**What you need to do:** Look through the lines below and extract any with the word "that".

▽

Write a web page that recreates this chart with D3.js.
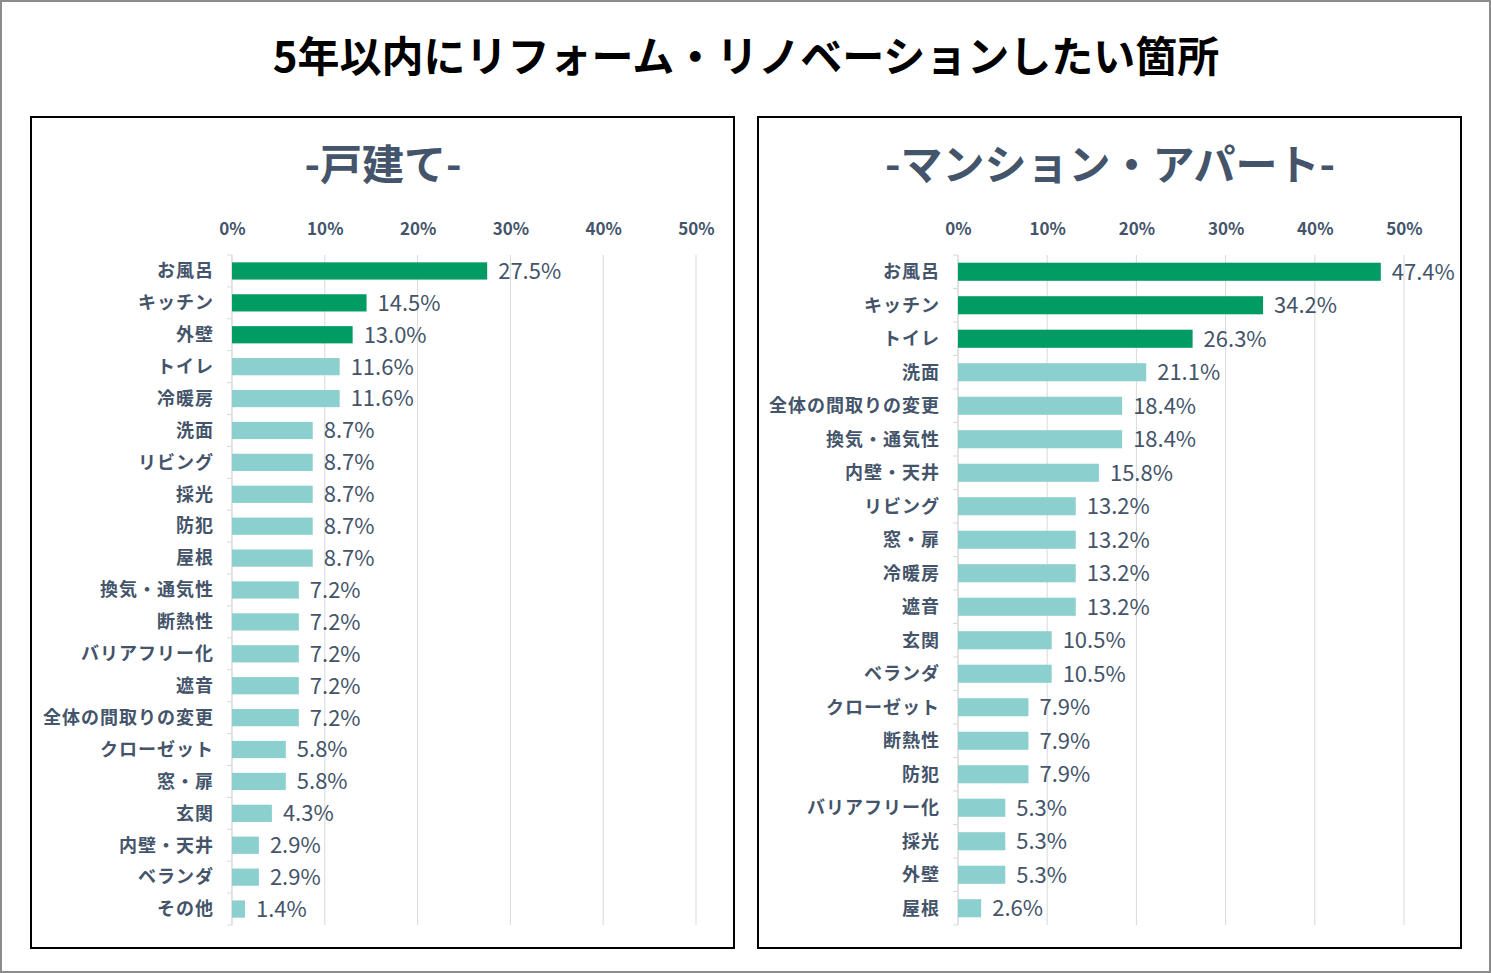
<!DOCTYPE html>
<html><head><meta charset="utf-8">
<script src="https://cdn.jsdelivr.net/npm/d3@7"></script>
<style>
html,body{margin:0;padding:0;background:#fff;}
svg{display:block;font-family:"Noto Sans CJK JP","Noto Sans",sans-serif;}
</style></head>
<body><svg id="c" width="1491" height="973"></svg>
<script>
const mainTitle = "5年以内にリフォーム・リノベーションしたい箇所";
const houseTitle = "-戸建て-";
const houseCats = ["お風呂","キッチン","外壁","トイレ","冷暖房","洗面","リビング","採光","防犯","屋根","換気・通気性","断熱性","バリアフリー化","遮音","全体の間取りの変更","クローゼット","窓・扉","玄関","内壁・天井","ベランダ","その他"];
const houseVals = [27.5,14.5,13.0,11.6,11.6,8.7,8.7,8.7,8.7,8.7,7.2,7.2,7.2,7.2,7.2,5.8,5.8,4.3,2.9,2.9,1.4];
const aptTitle = "-マンション・アパート-";
const aptCats = ["お風呂","キッチン","トイレ","洗面","全体の間取りの変更","換気・通気性","内壁・天井","リビング","窓・扉","冷暖房","遮音","玄関","ベランダ","クローゼット","断熱性","防犯","バリアフリー化","採光","外壁","屋根"];
const aptVals = [47.4,34.2,26.3,21.1,18.4,18.4,15.8,13.2,13.2,13.2,13.2,10.5,10.5,7.9,7.9,7.9,5.3,5.3,5.3,2.6];
const ticks = [0,10,20,30,40,50];
const highlightCount = 3;

const svg = d3.select("#c");
const textCol = "#44546A", gridCol = "#D9D9D9";
const darkGreen = "#009C63", lightTeal = "#8BD0CE";

svg.append("rect").attr("x",1).attr("y",1).attr("width",1489).attr("height",971)
  .attr("fill","#fff").attr("stroke","#8C8C8C").attr("stroke-width",2);

svg.append("text").attr("x",746).attr("y",72).attr("text-anchor","middle")
  .attr("font-size",42).attr("font-weight",700).attr("fill","#000").text(mainTitle);

function panel(px, title, cats, vals, x0, x50) {
  svg.append("rect").attr("x",px).attr("y",117).attr("width",703).attr("height",831)
    .attr("fill","#fff").attr("stroke","#000").attr("stroke-width",2);
  svg.append("text").attr("x",px+352).attr("y",180).attr("text-anchor","middle")
    .attr("font-size",42).attr("font-weight",700).attr("fill",textCol).text(title);

  const x = d3.scaleLinear().domain([0,50]).range([x0,x50]);
  const y = d3.scaleBand().domain(cats).range([255,925]).paddingInner(0.46).paddingOuter(0.23);
  const g = svg.append("g");

  // gridlines
  g.selectAll("line.grid").data(ticks).join("line")
    .attr("x1",d=>x(d)).attr("x2",d=>x(d)).attr("y1",255).attr("y2",925)
    .attr("stroke",gridCol).attr("stroke-width",1);

  // top axis labels
  const ax = d3.axisTop(x).tickValues(ticks).tickFormat(d=>d+"%").tickSize(0).tickPadding(0);
  const axg = g.append("g").attr("transform","translate(0,235)").call(ax);
  axg.select(".domain").remove();
  axg.selectAll("text").attr("font-size",17).attr("font-weight",700).attr("fill",textCol)
    .attr("font-family","'Noto Sans CJK JP',sans-serif");

  // category axis line & ticks
  const bounds = d3.range(cats.length+1).map(i=>255+i*(670/cats.length));
  g.append("line").attr("x1",x0).attr("x2",x0).attr("y1",255).attr("y2",925)
    .attr("stroke",gridCol).attr("stroke-width",1);
  g.selectAll("line.tk").data(bounds).join("line")
    .attr("x1",x0-5).attr("x2",x0).attr("y1",d=>d).attr("y2",d=>d)
    .attr("stroke",gridCol).attr("stroke-width",1);

  // bars
  g.selectAll("rect.bar").data(cats).join("rect")
    .attr("x",x0).attr("y",d=>y(d)).attr("height",y.bandwidth())
    .attr("width",(d,i)=>x(vals[i])-x0)
    .attr("fill",(d,i)=>i<highlightCount?darkGreen:lightTeal);

  // category labels
  g.selectAll("text.cat").data(cats).join("text")
    .attr("x",x0-18).attr("y",d=>y(d)+y.bandwidth()/2).attr("dy","0.35em")
    .attr("text-anchor","end").attr("font-size",18).attr("font-weight",700)
    .attr("letter-spacing","1px")
    .attr("fill",textCol).text(d=>d);

  // value labels
  g.selectAll("text.val").data(cats).join("text")
    .attr("x",(d,i)=>x(vals[i])+11).attr("y",d=>y(d)+y.bandwidth()/2).attr("dy","0.36em")
    .attr("font-size",22).attr("fill",textCol)
    .text((d,i)=>vals[i].toFixed(1)+"%");
}

panel(31, houseTitle, houseCats, houseVals, 232, 696);
panel(758, aptTitle, aptCats, aptVals, 958, 1404);
</script></body></html>
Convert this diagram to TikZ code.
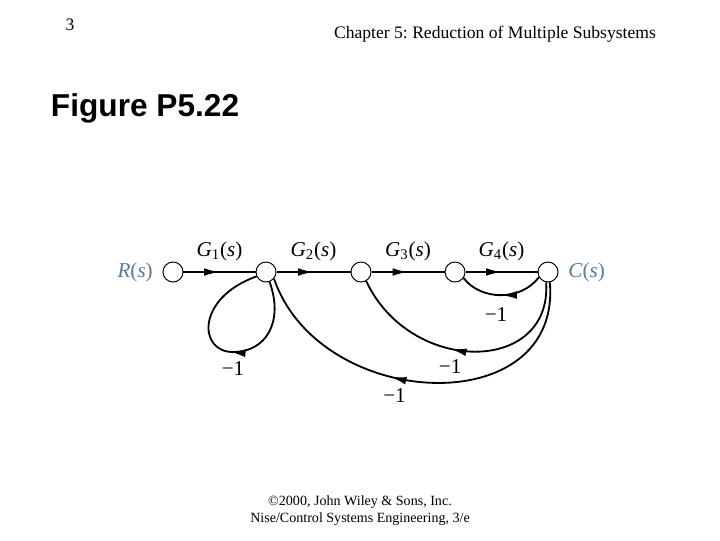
\documentclass[tikz,border=0pt]{standalone}
\usepackage{fontspec}
\setmainfont{Liberation Serif}
\newfontfamily\arialfont{Liberation Sans}
\usetikzlibrary{positioning,arrows.meta,decorations.markings}
\definecolor{sigblue}{RGB}{84,124,150}
\frenchspacing

\begin{document}
\begin{tikzpicture}[x=0.025cm, y=-0.025cm,
  sig/.style={circle, draw, line width=0.7pt, minimum size=0.5cm, inner sep=0pt},
  branch/.style={line width=1.3pt, postaction={decorate},
    decoration={markings, mark=at position #1 with {\arrow{Latex[length=11pt,width=5.5pt]}}}},
  branch/.default=0.5,
  gain/.style={font=\fontsize{15}{18}\selectfont}]
\useasboundingbox (0,0) rectangle (720,540);
\node[font=\fontsize{12.5}{14}\selectfont] (pagenum) at (70,25) {3};
\node[font=\fontsize{12.5}{14}\selectfont] (chapter) at (495,34) {Chapter 5: Reduction of Multiple Subsystems};
\node[font=\arialfont\bfseries\fontsize{22.5}{26}\selectfont, anchor=west] (figtitle) at (46,108) {Figure P5.22};

\node[sig] (r) at (173,272) {};
\node[sig] (a) at (266,272) {};
\node[sig] (b) at (361,272) {};
\node[sig] (c) at (455,272) {};
\node[sig] (y) at (548,272) {};
\node[gain, text=sigblue, left=0.12cm of r] (rlabel) {\textit{R}(\textit{s})};
\node[gain, text=sigblue, right=0.12cm of y] (ylabel) {\textit{C}(\textit{s})};
\coordinate (loopbot) at (233,352);

\draw[branch] (r) -- node[above=4pt, gain] {\textit{G}\textsubscript{1}(\textit{s})} (a);
\draw[branch] (a) -- node[above=4pt, gain] {\textit{G}\textsubscript{2}(\textit{s})} (b);
\draw[branch] (b) -- node[above=4pt, gain] {\textit{G}\textsubscript{3}(\textit{s})} (c);
\draw[branch] (c) -- node[above=4pt, gain] {\textit{G}\textsubscript{4}(\textit{s})} (y);

\draw[branch=0.47] (a.-70) .. controls (284,322) and (266,352) .. (loopbot)
  .. controls (198,352) and (196,298) .. (a.-155);
\node[gain, below=3pt of loopbot] (g5) {−1};
\draw[branch=0.5] (y.-150) .. controls (520,302) and (480,300) .. node[pos=0.55, below=5pt, gain] {−1} (c.-35);
\draw[branch=0.55] (y.-100) .. controls (552,375) and (410,375) .. node[pos=0.6, below=4pt, gain] {−1} (b.-60);
\draw[branch=0.58] (y.-80) .. controls (562,422) and (320,412) .. node[pos=0.6, below=4pt, gain] {−1} (a.-40);

\node[align=center, font=\fontsize{10}{12}\selectfont] (footer) at (360,511) {©2000, John Wiley \& Sons, Inc.\\Nise/Control Systems Engineering, 3/e};
\end{tikzpicture}
\end{document}
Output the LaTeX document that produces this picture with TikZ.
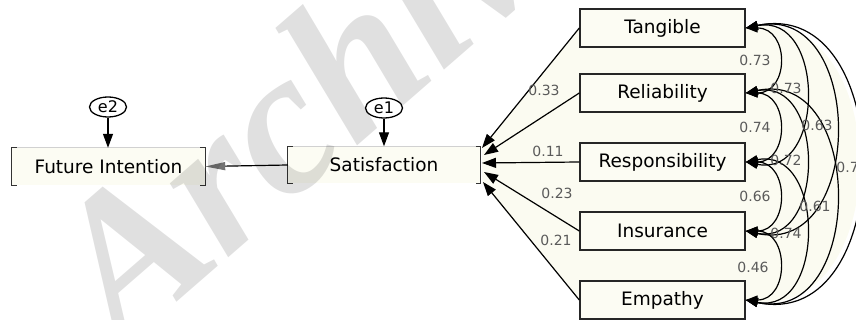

△

**Response to the task:**
Write a web page that recreates this chart with D3.js.
Output the LaTeX document that produces this picture with TikZ.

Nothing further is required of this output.